Task inputs:
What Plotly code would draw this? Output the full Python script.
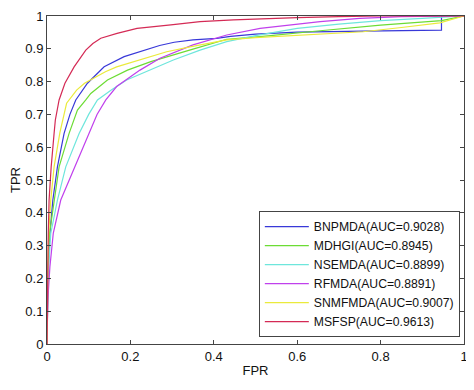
import plotly.graph_objects as go

names = ["BNPMDA(AUC=0.9028)", "MDHGI(AUC=0.8945)", "NSEMDA(AUC=0.8899)",
         "RFMDA(AUC=0.8891)", "SNMFMDA(AUC=0.9007)", "MSFSP(AUC=0.9613)"]
colors = ["#3838d8", "#6cdc34", "#6ee6dc", "#c040ec", "#eaea3c", "#d42a55"]

bnp_fpr = [0, 0.001, 0.003, 0.007, 0.014, 0.025, 0.041, 0.055, 0.069, 0.097, 0.137, 0.185, 0.233, 0.27, 0.305, 0.35, 0.407, 0.44, 0.5, 0.6, 0.758, 0.85, 0.946, 0.946, 1]
bnp_tpr = [0, 0.134, 0.236, 0.337, 0.439, 0.54, 0.642, 0.7, 0.744, 0.795, 0.845, 0.876, 0.896, 0.91, 0.92, 0.927, 0.932, 0.938, 0.945, 0.951, 0.954, 0.955, 0.957, 1.0, 1.0]

mdh_fpr = [0, 0.001, 0.003, 0.006, 0.017, 0.029, 0.053, 0.073, 0.093, 0.105, 0.145, 0.193, 0.249, 0.305, 0.35, 0.431, 0.511, 0.655, 0.8, 0.946, 1]
mdh_tpr = [0, 0.134, 0.236, 0.337, 0.439, 0.54, 0.642, 0.713, 0.744, 0.764, 0.805, 0.835, 0.861, 0.881, 0.899, 0.929, 0.937, 0.955, 0.972, 0.986, 1.0]

nse_fpr = [0, 0.001, 0.004, 0.009, 0.025, 0.045, 0.077, 0.1, 0.121, 0.155, 0.191, 0.247, 0.303, 0.367, 0.431, 0.5, 0.6, 0.7, 0.8, 0.9, 1]
nse_tpr = [0, 0.134, 0.236, 0.337, 0.439, 0.54, 0.642, 0.7, 0.744, 0.775, 0.805, 0.835, 0.866, 0.896, 0.922, 0.94, 0.962, 0.975, 0.986, 0.993, 1.0]

rfm_fpr = [0, 0.002, 0.007, 0.015, 0.033, 0.05, 0.069, 0.087, 0.103, 0.12, 0.141, 0.167, 0.223, 0.271, 0.35, 0.431, 0.511, 0.655, 0.75, 0.85, 1]
rfm_tpr = [0, 0.134, 0.236, 0.337, 0.439, 0.49, 0.545, 0.6, 0.645, 0.7, 0.744, 0.785, 0.835, 0.871, 0.912, 0.942, 0.962, 0.983, 0.993, 0.998, 1.0]

snm_fpr = [0, 0.0008, 0.002, 0.004, 0.009, 0.017, 0.031, 0.047, 0.071, 0.09, 0.111, 0.14, 0.167, 0.223, 0.287, 0.343, 0.407, 0.431, 0.5, 0.631, 0.758, 0.85, 0.942, 1]
snm_tpr = [0, 0.134, 0.236, 0.337, 0.439, 0.54, 0.645, 0.734, 0.774, 0.795, 0.81, 0.83, 0.845, 0.866, 0.891, 0.906, 0.922, 0.927, 0.934, 0.942, 0.952, 0.965, 0.979, 1.0]

msf_fpr = [0, 0.0005, 0.001, 0.003, 0.005, 0.01, 0.017, 0.02, 0.029, 0.043, 0.065, 0.093, 0.11, 0.129, 0.168, 0.216, 0.297, 0.367, 0.447, 0.52, 0.6, 0.7, 0.8, 1]
msf_tpr = [0, 0.134, 0.236, 0.337, 0.439, 0.54, 0.642, 0.683, 0.744, 0.795, 0.845, 0.896, 0.916, 0.932, 0.947, 0.962, 0.973, 0.983, 0.988, 0.992, 0.995, 0.998, 1.0, 1.0]

x_ticks = [0, 0.2, 0.4, 0.6, 0.8, 1]
x_labels = ["0", "0.2", "0.4", "0.6", "0.8", "1"]
y_ticks = [0, 0.1, 0.2, 0.3, 0.4, 0.5, 0.6, 0.7, 0.8, 0.9, 1]
y_labels = ["0", "0.1", "0.2", "0.3", "0.4", "0.5", "0.6", "0.7", "0.8", "0.9", "1"]

series = [(bnp_fpr, bnp_tpr), (mdh_fpr, mdh_tpr), (nse_fpr, nse_tpr),
          (rfm_fpr, rfm_tpr), (snm_fpr, snm_tpr), (msf_fpr, msf_tpr)]

FONT = "Liberation Sans, Arial, sans-serif"
fig = go.Figure()
for (fx, ty), nm, c in zip(series, names, colors):
    fig.add_trace(go.Scatter(x=fx, y=ty, mode="lines", name=nm,
                             line=dict(color=c, width=1.2)))

axcol = "#444444"
# page body has an 8px margin, so the figure is 466x382 and offset accordingly
fig.update_layout(
    width=466, height=382,
    margin=dict(l=39, r=10, t=8, b=46),
    paper_bgcolor="white", plot_bgcolor="white",
    font=dict(family=FONT, size=13, color="#111111"),
    showlegend=True,
    legend=dict(x=0.99, y=0.021, xanchor="right", yanchor="bottom",
                bgcolor="white", bordercolor=axcol, borderwidth=1,
                font=dict(family=FONT, size=12.2, color="#111111"),
                itemwidth=44, tracegroupgap=0),
    xaxis=dict(range=[0, 1], tickvals=x_ticks, ticktext=x_labels,
               automargin=False,
               showgrid=False, zeroline=False, showline=True, linecolor=axcol,
               linewidth=1, mirror="ticks", ticks="inside", ticklen=4,
               tickcolor=axcol, title=dict(text="FPR", standoff=3,
               font=dict(family=FONT, size=13))),
    yaxis=dict(range=[0, 1], tickvals=y_ticks, ticktext=y_labels,
               automargin=False,
               showgrid=False, zeroline=False, showline=True, linecolor=axcol,
               linewidth=1, mirror="ticks", ticks="inside", ticklen=4,
               tickcolor=axcol, title=dict(text="TPR", standoff=6,
               font=dict(family=FONT, size=13))),
)
fig.write_html("out.html")
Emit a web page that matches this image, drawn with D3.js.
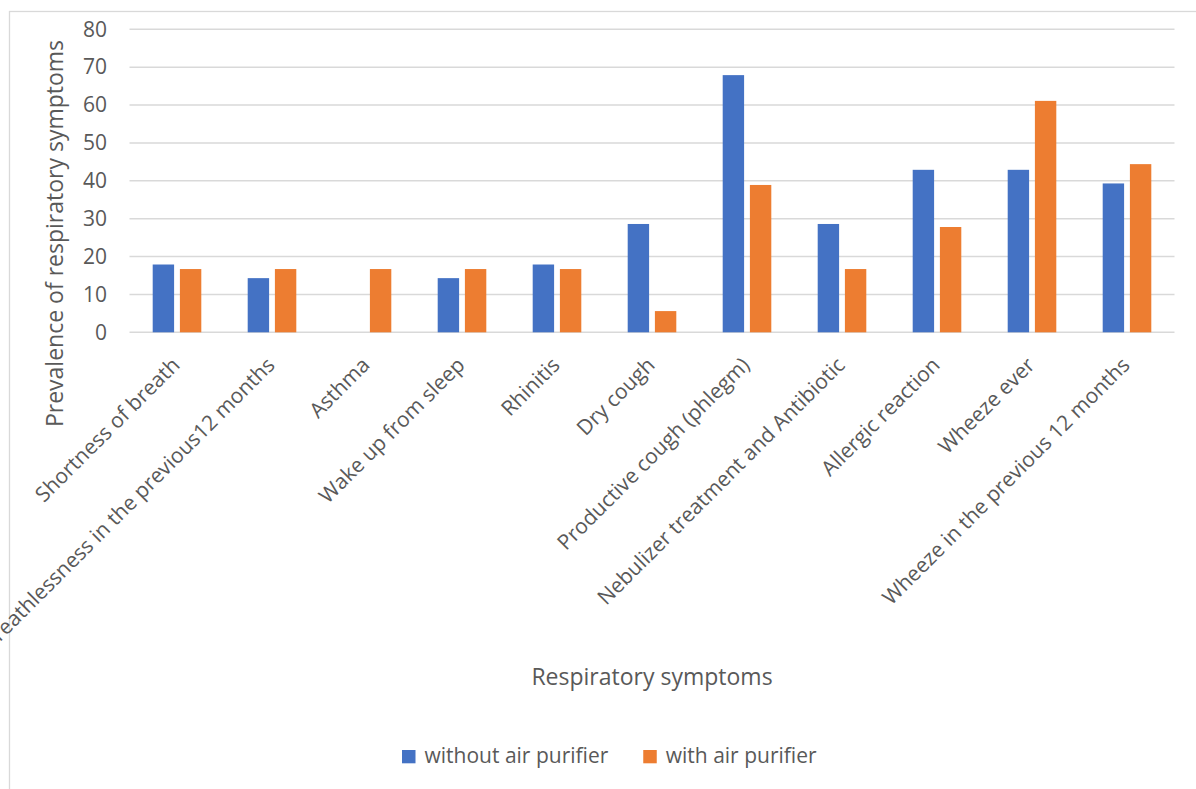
<!DOCTYPE html>
<html>
<head>
<meta charset="utf-8">
<script src="https://cdn.jsdelivr.net/npm/d3@7"></script>
<style>
  html, body { margin: 0; padding: 0; background: #fff; }
  svg { display: block; }
  text { font-family: "Open Sans", "Noto Sans", sans-serif; fill: #595959; }
</style>
</head>
<body>
<script>
// ---- data ----
const categories = [
  "Shortness of breath",
  "Breathlessness in the previous12 months",
  "Asthma",
  "Wake up from sleep",
  "Rhinitis",
  "Dry cough",
  "Productive cough (phlegm)",
  "Nebulizer treatment and Antibiotic",
  "Allergic reaction",
  "Wheeze ever",
  "Wheeze in the previous 12 months"
];
const seriesNames = ["without air purifier", "with air purifier"];
const withoutPurifier = [17.9, 14.3, 0, 14.3, 17.9, 28.6, 67.9, 28.6, 42.9, 42.9, 39.3];
const withPurifier    = [16.7, 16.7, 16.7, 16.7, 16.7, 5.6, 38.9, 16.7, 27.8, 61.1, 44.4];
const yTicks = [0, 10, 20, 30, 40, 50, 60, 70, 80];
const seriesColors = ["#4472C4", "#ED7D31"];
const yTitle = "Prevalence of respiratory symptoms";
const xTitle = "Respiratory symptoms";

// ---- layout ----
const W = 1196, H = 789;
const plot = { left: 129.5, right: 1174.5, top: 29.3, bottom: 332.3 };

const svg = d3.select("body").append("svg").attr("width", W).attr("height", H);
svg.append("rect").attr("width", W).attr("height", H).attr("fill", "#fff");

// chart border (left & top visible)
svg.append("rect")
  .attr("x", 9.5).attr("y", 11.5).attr("width", 1300).attr("height", 900)
  .attr("fill", "none").attr("stroke", "#d9d9d9").attr("stroke-width", 1.3);

const x = d3.scaleBand().domain(categories).range([plot.left, plot.right]).padding(0);
const y = d3.scaleLinear().domain([0, 80]).range([plot.bottom, plot.top]);
const xSub = d3.scaleBand().domain(seriesNames).range([0, x.bandwidth()])
  .paddingInner(0.213).paddingOuter(0.853);

// gridlines
svg.append("g").selectAll("line").data(yTicks).join("line")
  .attr("x1", plot.left).attr("x2", plot.right)
  .attr("y1", d => y(d)).attr("y2", d => y(d))
  .attr("stroke", "#d9d9d9").attr("stroke-width", 1.4);

// y-axis tick labels
const yAxis = d3.axisLeft(y).tickValues(yTicks).tickSize(0).tickPadding(0);
const gy = svg.append("g").attr("transform", `translate(107,0)`).call(yAxis);
gy.select(".domain").remove();
gy.selectAll("text").attr("font-size", 21).attr("fill", "#595959")
  .style("font-family", '"Open Sans", sans-serif');

// bars
const rows = categories.map((c, i) => ({ c, vals: [withoutPurifier[i], withPurifier[i]] }));
const groups = svg.append("g").selectAll("g").data(rows).join("g")
  .attr("transform", d => `translate(${x(d.c)},0)`);
groups.selectAll("rect").data(d => d.vals.map((v, k) => ({ k, v })).filter(e => e.v > 0)).join("rect")
  .attr("x", e => xSub(seriesNames[e.k]))
  .attr("width", xSub.bandwidth())
  .attr("y", e => y(e.v))
  .attr("height", e => y(0) - y(e.v))
  .attr("fill", e => seriesColors[e.k]);

// x-axis category labels
const xAxis = d3.axisBottom(x).tickSize(0).tickPadding(0);
const gx = svg.append("g").attr("transform", `translate(0,${plot.bottom})`).call(xAxis);
gx.select(".domain").remove();
gx.selectAll("text")
  .attr("font-size", 21).attr("fill", "#595959")
  .style("font-family", '"Open Sans", sans-serif')
  .attr("text-anchor", "end")
  .attr("dy", 0).attr("y", 0)
  .attr("transform", "translate(4,34) rotate(-45)");

// axis titles
svg.append("text")
  .attr("transform", `translate(63,233.5) rotate(-90)`)
  .attr("text-anchor", "middle").attr("font-size", 23)
  .text(yTitle);
svg.append("text")
  .attr("x", 652).attr("y", 685)
  .attr("text-anchor", "middle").attr("font-size", 23)
  .text(xTitle);

// legend
const legend = svg.append("g");
let lx = 402;
seriesNames.forEach((name, k) => {
  legend.append("rect").attr("x", lx).attr("y", 750).attr("width", 13.5).attr("height", 13.3)
    .attr("fill", seriesColors[k]);
  const t = legend.append("text").attr("x", lx + 13.5 + 9).attr("y", 763)
    .attr("font-size", 21).text(name);
  const w = t.node().getComputedTextLength();
  lx = lx + 13.5 + 9 + w + 35;
});
</script>
</body>
</html>
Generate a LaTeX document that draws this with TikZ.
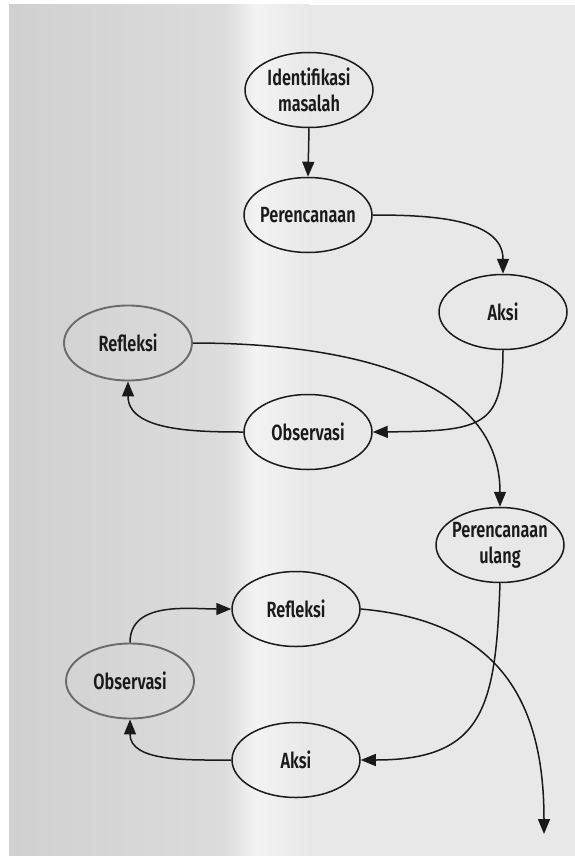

Exercise instructions: Isolate the lines that hold the word "this" and copy all of them.

Exercise response:
What Plotly code would draw this? Output the full Python script.
Emit a web page that matches this image, drawn with D3.js.
Generate a LaTeX document that draws this with TikZ.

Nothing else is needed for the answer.